For the most current information, consult the IRS website or a tax professional. The IRS provides detailed information on mortgage interest and insurance deductions.

Even without tax deductions, the ability to remove PMI (unlike most MIP) often makes conventional loans with PMI more cost-effective in the long run for many borrowers.

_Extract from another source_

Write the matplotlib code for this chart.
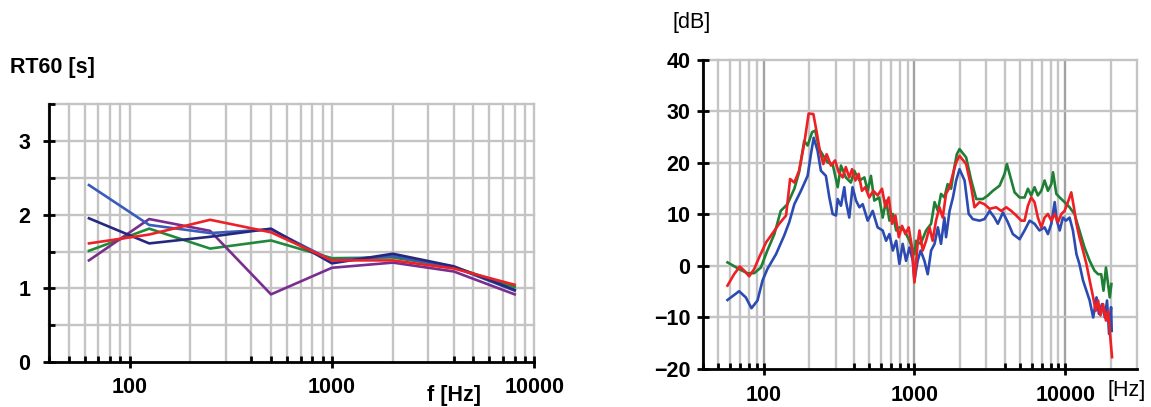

Can I get a mortgage without PMI or MIP?

Yes, there are several ways to avoid mortgage insurance:

  1. 20% Down Payment: The most straightforward way is to make a down payment of at least 20% of the home's purchase price. This eliminates the need for mortgage insurance on both conventional and FHA loans.
  2. Piggyback Loans: Also known as 80-10-10 or 80-15-5 loans, these involve taking out a first mortgage for 80% of the home's value, a second mortgage (often a home equity loan or line of credit) for 10-15%, and making a 5-10% down payment. This structure allows you to avoid PMI on the first mortgage.
  3. Lender-Paid PMI (LPMI): Some lenders offer loans where they pay the PMI in exchange for a slightly higher interest rate. While you'll have a higher monthly payment, you avoid the separate PMI cost. This can be beneficial if you plan to keep the loan for a short period.
  4. VA Loans: If you're a veteran or active-duty service member, VA loans don't require mortgage insurance, though they do have a funding fee (which can be financed into the loan).
  5. USDA Loans: For rural and some suburban areas, USDA loans don't require a down payment and have lower insurance costs than FHA loans, though they do have guarantee fees.
  6. Doctor Loans: Some lenders offer special programs for physicians and other high-earning professionals that don't require PMI, even with low or no down payments.
  7. Portfolio Loans: Some banks and credit unions offer portfolio loans that they keep on their own books, which may have more flexible underwriting standards and not require mortgage insurance.

Each of these options has its own advantages and disadvantages. It's important to compare the total costs and terms to determine which approach is most cost-effective for your situation.